I have two wives, and neither one is particularly pleased with me these days. My wife Raquel is my three-dimensional, in-the-flesh life partner. The other "wife" is a character who recurs in my short stories and in my waking dreams. Like my actual wife, my fictional wife is from Peru and has married, for better or worse, a highly fallible North American man.
Everyone knows that there is a fine line between the people and landmarks in your real life and those that get propelled into your fictional universe. For me, selecting a small piece of reality—the actual name of a town, a river, an elementary school teacher—can anchor a story and make me see it more clearly. It's a common practice for many fiction writers, and autobiographical elements vary in their faithfulness to the original raw materials. I do think writers sometimes claim, almost too blithely, to have complete knowledge and control of where reality ends and fiction begins. I used to be certain that I knew the difference. The older I get, the less certain I am.
Putting together my book, Man Receives A Letter, I chose from a range of stories, including several that are linked in tone and theme, and feature an unreliable first-person narrator and his Peruvian wife. One of the stories, published earlier in a magazine, had always been my wife's favorite. But when the book came out and Raquel read that particular story, she was very upset. She told me that I'd edited out her favorite line. It's the narrator's description of watching his wife run down the street in Lima to get home before the appointed hour decreed by a government curfew, and his realization, watching her run with wild abandon, studying the way she moved and the look of exhilaration on her face, that she would never be as free as when she was in Peru.
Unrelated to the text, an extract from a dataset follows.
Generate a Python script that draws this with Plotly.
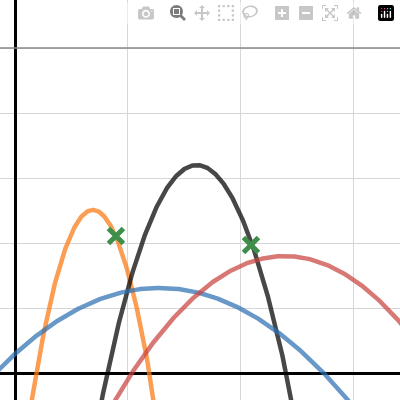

"That's the truest thing you've ever written about me," my wife told me, "and you just cut it out. You could have at least asked me first."
I tried to tell her that it wasn't written about her but about a character, and that I'd edited the story so extensively that the scene in which the line appeared was no longer a natural fit, and that in fact the character of the wife had become somewhat secondary. She dismissed what I said. She didn't buy it. She felt as if I'd failed her in some fundamental way, as though I'd reneged on a promise, or taken back a precious gift I'd once given her.
The whole thing has disoriented me a bit, and I've been thinking about it a lot lately. It seems to me that the stories in the book featuring this married couple are largely about dislocation. The character of the wife is physically dislocated from her country and culture and family, while the narrator is dislocated from a whole variety of things such as responsibility and sobriety. As a couple, they are separated from each other over these and other obstacles. Yet I see, now more than ever, that Raquel's relationship with the wife character is different than mine or any reader who chances upon the story. I should have known she'd take it personally.
Recently, I had an idea for another story featuring the same husband and wife characters. But when I sit down to write, the character of the wife won't come to me. I just can't seem to be able to set her in motion. Maybe I'm not sure who she is anymore, or where she's likely to go next, or why she'd even want to be with someone like me.